* Challenge:
Copy out the data exactly, leaving the pictures behind.

— begin —

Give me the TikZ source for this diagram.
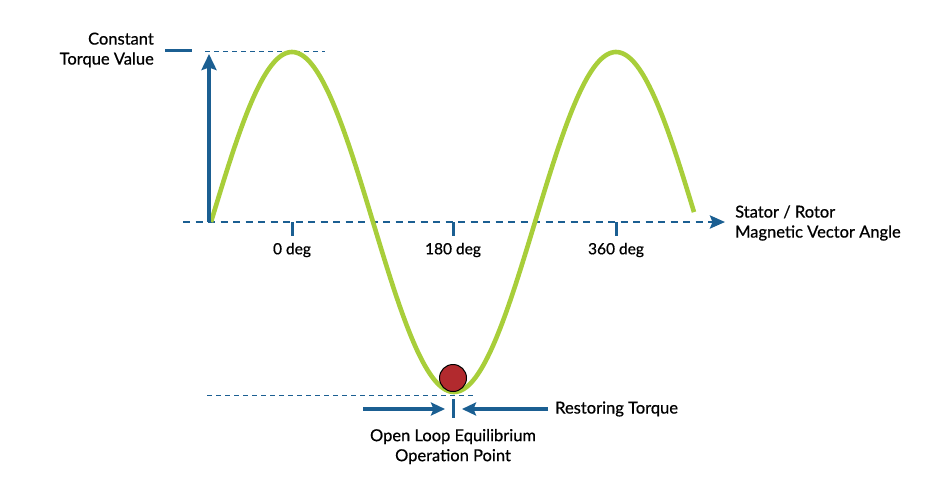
\documentclass[tikz,border=0pt]{standalone}
\usepackage{fontspec}
\setmainfont{Lato}[UprightFeatures={FakeBold=0.6}]
\usetikzlibrary{arrows.meta,calc}
\definecolor{axblue}{HTML}{1B5F92}
\definecolor{curvegreen}{HTML}{A8CE3A}
\definecolor{ballred}{HTML}{B22A2E}
\begin{document}
\begin{tikzpicture}[x=1pt,y=-1pt,
  axisline/.style={axblue,line width=2.9pt,dash pattern=on 7pt off 5.5pt},
  thindash/.style={axblue,line width=1pt,dash pattern=on 5pt off 4pt},
  tickline/.style={axblue,line width=3pt},
  arr/.style={axblue,line width=3.2pt,-{Stealth[length=14pt,width=13pt,inset=2.5pt]}},
  lbl/.style={font=\fontsize{16.5}{20}\selectfont,inner sep=0pt,align=left},
  ticklbl/.style={font=\fontsize{15.5}{18}\selectfont,inner sep=0pt}]
\useasboundingbox (0,0) rectangle (947,491);
% coordinates
\coordinate (axstart) at (183,222);
\coordinate (axend) at (725,222);
\coordinate (origin) at (209,222);
\coordinate (peak) at (209,54);
\coordinate (t0) at (292,222);
\coordinate (t180) at (453,222);
\coordinate (t360) at (616,222);
% reference dashed lines
\draw[thindash] (205,51) -- (325,51);
\draw[thindash] (207,395) -- (474,395);
\draw[axblue,line width=3pt] (165,50) -- (192,50);
% axis
\draw[axisline] (axstart) -- (712,222);
\draw[axblue,line width=2.9pt,-{Stealth[length=15pt,width=13pt,inset=2.5pt]}] (711,222) -- (axend);
% ticks
\foreach \p/\t in {t0/0 deg,t180/180 deg,t360/360 deg}{
  \draw[tickline] (\p) -- ++(0,14) coordinate (\p-end);
  \node[ticklbl] at ($(\p)+(0,28)$) {\t};
}
% curve
\draw[curvegreen,line width=4.6pt,line join=round] plot[domain=211:694,samples=240] (\x,{222-170*sin((\x-211)/324*360)});
% vertical arrow
\draw[axblue,line width=4pt,-{Stealth[length=16pt,width=15pt,inset=2.5pt]}] (origin) -- (peak);
% ball
\node[circle,draw=black,line width=1pt,fill=ballred,minimum size=27pt,inner sep=0pt] (ball) at (453,378) {};
% bottom tick and arrows
\coordinate (eqtop) at (453,399);
\coordinate (eqbot) at (453,418);
\draw[tickline] (eqtop) -- (eqbot);
\coordinate (la) at (363,409);
\coordinate (lb) at (445,409);
\coordinate (ra) at (548,409);
\coordinate (rb) at (462,409);
\draw[arr] (la) -- (lb);
\draw[arr] (ra) -- (rb);
% labels
\node[lbl,anchor=east,align=right] (ctv) at (154,50) {Constant\\Torque Value};
\node[lbl,anchor=west] (smv) at (735,223) {Stator / Rotor\\Magnetic Vector Angle};
\node[lbl,anchor=west] (rt) at (555,409) {Restoring Torque};
\node[lbl,align=center] (olep) at (453,446.5) {Open Loop Equilibrium\\Operation Point};
\end{tikzpicture}
\end{document}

— end —

* Result of the exercise:
Give me the TikZ source for this diagram.
\documentclass[tikz,border=0pt]{standalone}
\usepackage{fontspec}
\setmainfont{Lato}[UprightFeatures={FakeBold=0.6}]
\usetikzlibrary{arrows.meta,calc}
\definecolor{axblue}{HTML}{1B5F92}
\definecolor{curvegreen}{HTML}{A8CE3A}
\definecolor{ballred}{HTML}{B22A2E}
\begin{document}
\begin{tikzpicture}[x=1pt,y=-1pt,
  axisline/.style={axblue,line width=2.9pt,dash pattern=on 7pt off 5.5pt},
  thindash/.style={axblue,line width=1pt,dash pattern=on 5pt off 4pt},
  tickline/.style={axblue,line width=3pt},
  arr/.style={axblue,line width=3.2pt,-{Stealth[length=14pt,width=13pt,inset=2.5pt]}},
  lbl/.style={font=\fontsize{16.5}{20}\selectfont,inner sep=0pt,align=left},
  ticklbl/.style={font=\fontsize{15.5}{18}\selectfont,inner sep=0pt}]
\useasboundingbox (0,0) rectangle (947,491);
% coordinates
\coordinate (axstart) at (183,222);
\coordinate (axend) at (725,222);
\coordinate (origin) at (209,222);
\coordinate (peak) at (209,54);
\coordinate (t0) at (292,222);
\coordinate (t180) at (453,222);
\coordinate (t360) at (616,222);
% reference dashed lines
\draw[thindash] (205,51) -- (325,51);
\draw[thindash] (207,395) -- (474,395);
\draw[axblue,line width=3pt] (165,50) -- (192,50);
% axis
\draw[axisline] (axstart) -- (712,222);
\draw[axblue,line width=2.9pt,-{Stealth[length=15pt,width=13pt,inset=2.5pt]}] (711,222) -- (axend);
% ticks
\foreach \p/\t in {t0/0 deg,t180/180 deg,t360/360 deg}{
  \draw[tickline] (\p) -- ++(0,14) coordinate (\p-end);
  \node[ticklbl] at ($(\p)+(0,28)$) {\t};
}
% curve
\draw[curvegreen,line width=4.6pt,line join=round] plot[domain=211:694,samples=240] (\x,{222-170*sin((\x-211)/324*360)});
% vertical arrow
\draw[axblue,line width=4pt,-{Stealth[length=16pt,width=15pt,inset=2.5pt]}] (origin) -- (peak);
% ball
\node[circle,draw=black,line width=1pt,fill=ballred,minimum size=27pt,inner sep=0pt] (ball) at (453,378) {};
% bottom tick and arrows
\coordinate (eqtop) at (453,399);
\coordinate (eqbot) at (453,418);
\draw[tickline] (eqtop) -- (eqbot);
\coordinate (la) at (363,409);
\coordinate (lb) at (445,409);
\coordinate (ra) at (548,409);
\coordinate (rb) at (462,409);
\draw[arr] (la) -- (lb);
\draw[arr] (ra) -- (rb);
% labels
\node[lbl,anchor=east,align=right] (ctv) at (154,50) {Constant\\Torque Value};
\node[lbl,anchor=west] (smv) at (735,223) {Stator / Rotor\\Magnetic Vector Angle};
\node[lbl,anchor=west] (rt) at (555,409) {Restoring Torque};
\node[lbl,align=center] (olep) at (453,446.5) {Open Loop Equilibrium\\Operation Point};
\end{tikzpicture}
\end{document}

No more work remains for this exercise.